William Montgomery Vermilye (September 30, 1801 – June 18, 1878) was an American banker and philanthropist.

==Early life==
Vermilye was born in New York City on September 30, 1801. He was the eldest child born to Mary (née Montgomery) Vermilye (1782–1847), who was of Irish Montgomery lineage, and William W. Vermilye (1780–1849), a venerated elder in the Presbyterian Church. Among his siblings were the Rev. Dr. Thomas E. Vermilye and Rev. Dr. Robert G. Vermilye and Col. Washington Romeyn Vermilye, who married Elizabeth Dwight Lathrop, daughter of U.S. Representative Samuel Lathrop.

Vermilye, who was of Huguenot ancestry, was "a descendant of one of the oldest families of New-York, the original founder of the family, Mr. John Vermilye, having immigrated to this country from England in 1690."

==Career==
After a common school education in New York, he entered business at the age of eighteen in the office of the Commercial Advertiser which his father was proprietor. He left the Advertiser and joined the Commercial Bank, staying until the Spring of 1830 when the Merchants' Exchange Bank was organized and Vermilye was the first cashier, staying in that role until 1840, when he became cashier of the Manhattan Banking Association. In 1846, he became treasurer of the Ohio Life and Trust Company after the resignation of Newton Perkins, holding this position until 1849.

In 1849, Vermilye, along with his brother Col. Washington Romeyn Vermilye and George Carpenter, founded the firm of Carpenter & Vermilye, which became one of the most prominent banking houses in New York City and was known for selling war bonds during the U.S. Civil War. After Carpenter's retirement in 1858, the firm was renamed Vermilye & Co. Ten years later in 1868, Vermilye himself retired. (Note: In 1905, Carpenter & Vermilye was renamed after its principal partner, William A. Read. In 1921, the firm was again renamed as Dillon, Read & Co. to include partner Clarence Dillon. In 1991, it was acquired by Barings Bank and, in 1997, it was acquired by Swiss Bank Corporation, which was in turn acquired by UBS in 1998.) While active in business, he was a trustee of the Mutual Life Insurance Company and served as vice-president and acting president of the Mechanics Banking Association. In 1863, he declined, along with Abraham Lincoln, Robert B. Roosevelt, John J. Astor Jr. and Nathaniel Sands, to endorse John Adams Dix for mayor of New York City.

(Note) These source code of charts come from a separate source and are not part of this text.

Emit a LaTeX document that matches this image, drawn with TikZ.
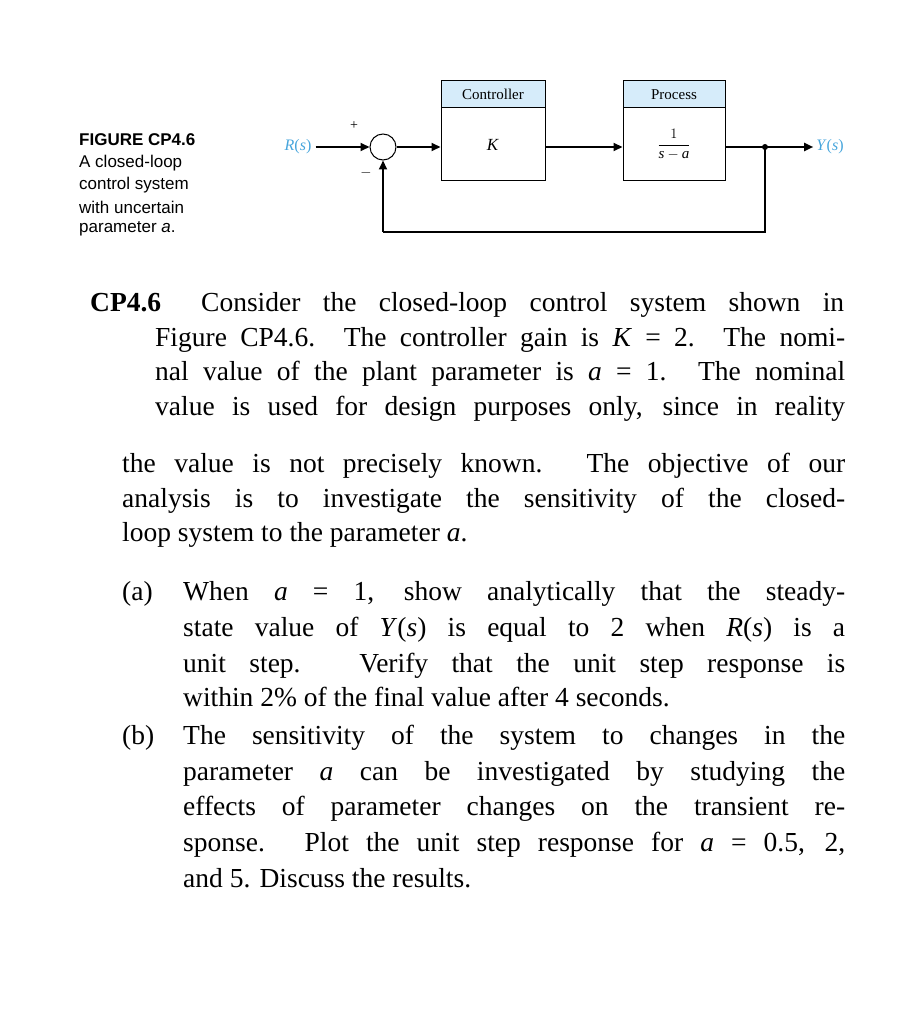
\documentclass[tikz,border=0pt]{standalone}
\usepackage{fontspec}
\setmainfont{Liberation Serif}
\newfontfamily\capfont{Liberation Sans}
\usetikzlibrary{arrows.meta}
\definecolor{sigblue}{RGB}{70,165,220}
\definecolor{hdrblue}{RGB}{214,236,250}
\tikzset{
  blk/.style={draw,line width=1pt,inner sep=0pt},
  hdr/.style={draw,line width=1pt,fill=hdrblue,inner sep=0pt,font=\fontsize{15}{15}\selectfont},
  sig/.style={line width=2pt,-{Triangle[length=9pt,width=8pt]}},
  ln/.style={line width=2pt},
  captxt/.style={anchor=west,inner sep=0pt,font=\capfont\fontsize{17}{17}\selectfont},
  tx/.style={anchor=base west,inner sep=0pt,font=\fontsize{27.5}{30}\selectfont},
  lbl/.style={inner sep=0pt,text=sigblue,font=\fontsize{16}{16}\selectfont}
}
\newcommand{\jl}[1]{\makebox[690pt][s]{#1}}
\newcommand{\jm}[1]{\makebox[723pt][s]{#1}}
\newcommand{\jn}[1]{\makebox[662pt][s]{#1}}
\begin{document}
\begin{tikzpicture}[x=1pt,y=-1pt]
\useasboundingbox (0,0) rectangle (901,1024);
% caption
\node[captxt,font=\capfont\bfseries\fontsize{17}{17}\selectfont] (f1) at (79,140) {FIGURE CP4.6};
\node[captxt] (f2) at (79,163) {A closed-loop};
\node[captxt] (f3) at (79,185) {control system};
\node[captxt] (f4) at (79,207) {with uncertain};
\node[captxt] (f5) at (79,229) {parameter \textit{a}.};
% blocks
\node[hdr,minimum width=104pt,minimum height=27pt] (ch) at (493,94.5) {Controller};
\node[blk,minimum width=104pt,minimum height=73pt] (cb) at (493,144.5) {\fontsize{17}{17}\selectfont\textit{K}};
\node[hdr,minimum width=102pt,minimum height=27pt] (ph) at (674,94.5) {Process};
\node[blk,minimum width=102pt,minimum height=73pt] (pb) at (674,144.5) {\fontsize{15}{15}\selectfont$\displaystyle\frac{1}{\textit{s}-\textit{a}}$};
\node[draw,circle,line width=1pt,minimum size=26pt,inner sep=0pt] (sum) at (383,147) {};
\node[lbl] (r) at (298,147) {\textit{R}(\textit{s})};
\node[lbl] (y) at (830,147) {\textit{Y}(\textit{s})};
\node[inner sep=0pt,font=\fontsize{14}{14}\selectfont] (plus) at (354,126) {+};
\node[inner sep=0pt,font=\fontsize{14}{14}\selectfont] (minus) at (366,173) {$-$};
\coordinate (br) at (765,147);
\coordinate (c1) at (765,232);
\coordinate (c2) at (383,232);
\draw[sig] ([xshift=4pt]r.east) -- (sum.west);
\draw[sig] (sum.east) -- (cb.west|-sum);
\draw[sig] (cb.east|-sum) -- (pb.west|-sum);
\draw[sig] (pb.east|-sum) -- ([xshift=-3pt]y.west);
\draw[ln] (br) -- (c1) -- (c2);
\draw[sig] (c2) -- (sum.south);
\fill (br) circle (3pt);
% main text
\node[tx,font=\bfseries\fontsize{27.5}{30}\selectfont] (cp) at (90,311) {CP4.6};
\node[tx] (l1) at (201,311) {\makebox[643pt][s]{Consider the closed-loop control system shown in}};
\node[tx] (l2) at (155,346) {\jl{Figure CP4.6. The controller gain is \textit{K} = 2. The nomi-}};
\node[tx] (l3) at (155,380) {\jl{nal value of the plant parameter is \textit{a} = 1. The nominal}};
\node[tx] (l4) at (155,415) {\jl{value is used for design purposes only, since in reality}};
\node[tx] (m1) at (122,472) {\jm{the value is not precisely known. The objective of our}};
\node[tx] (m2) at (122,507) {\jm{analysis is to investigate the sensitivity of the closed-}};
\node[tx] (m3) at (122,541) {loop system to the parameter \textit{a}.};
\node[tx] (a0) at (122,600) {(a)};
\node[tx] (a1) at (183,600) {\jn{When \textit{a} = 1, show analytically that the steady-}};
\node[tx] (a2) at (183,636) {\jn{state value of \textit{Y}(\textit{s}) is equal to 2 when \textit{R}(\textit{s}) is a}};
\node[tx] (a3) at (183,672) {\jn{unit step. Verify that the unit step response is}};
\node[tx] (a4) at (183,706) {within 2\% of the final value after 4 seconds.};
\node[tx] (b0) at (122,744) {(b)};
\node[tx] (b1) at (183,744) {\jn{The sensitivity of the system to changes in the}};
\node[tx] (b2) at (183,780) {\jn{parameter \textit{a} can be investigated by studying the}};
\node[tx] (b3) at (183,815) {\jn{effects of parameter changes on the transient re-}};
\node[tx] (b4) at (183,851) {\jn{sponse. Plot the unit step response for \textit{a} = 0.5, 2,}};
\node[tx] (b5) at (183,887) {and 5. Discuss the results.};
\end{tikzpicture}
\end{document}
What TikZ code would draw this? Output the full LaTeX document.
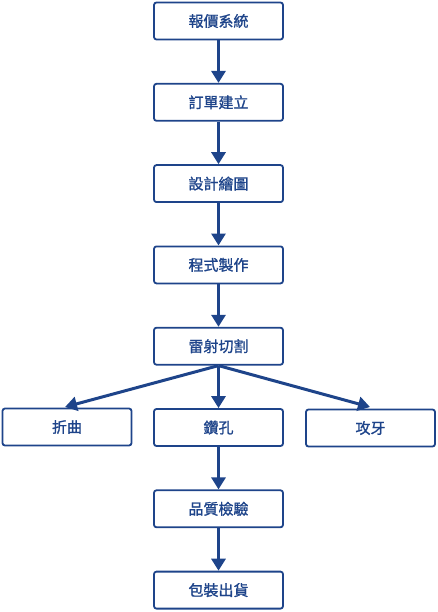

In 1868, along with James Lenox, he was also a founder of the Presbyterian Hospital in New York City. In addition, he was an incorporator of the New York Society for the Prevention of Cruelty to Children in 1875 with Elbridge Thomas Gerry, serving as a director for two years. In 1877, he became the 22nd President of the Saint Nicholas Society of the City of New York, a charitable organization in New York City of men who are descended from early inhabitants of the State of New York.

==Personal life==
On April 4, 1827, Vermilye was married to Hester Anthony De Reimer (1810–1894). Hester was the youngest daughter of Hester (née Anthony) De Reimer and Samuel Babbington De Reimer, a Roosevelt family descendant through his paternal grandmother. (Note: Samuel Babbington De Reimer (1768–1815) was the grandson of Catherine (née Roosevelt) De Reimer (1711–1741), a granddaughter of Nicholas Roosevelt (1658–1742).) Together, William and Hester were the parents of:

- William Edward Vermilye (1828–1888), who married Julia E. Murdock (1832–1928).
- Thomas Edward Vermily (1828–1828), who died in infancy.
- Mary Anthony Vermilye (1830–1913), who married Charles A. Davison, Esq. (1824–1900) in 1850.
- Louise Maria Vermilye (1832–1902), who married lawyer John Ebenezer Burrill (1822–1893) in 1853.
- Robert Montgomery Vermilye (1835–1878), who married Amanda Conover (1840–1874) in 1862. After her death, he married Anna Hunter (1844–1913) in 1876.
- Lewis Forman Vermilye (1838–1851), who died aged 13.
- Emily Augusta Vermilye (1840–1845), who died young.
- Frederick L. Vermilye (1842–1845), who died young.
- Elizabeth Perkins Vermilye (1844–1846), who died young.
- Charles Augustus Vermilye (1848–1907), who lived in Englewood, New Jersey.

Vermilye died of Bright's disease of the kidneys at his home, 39 West 31st Street in New York City, on June 18, 1878. After a funeral at his residence, he was buried at Woodlawn Cemetery in the Bronx.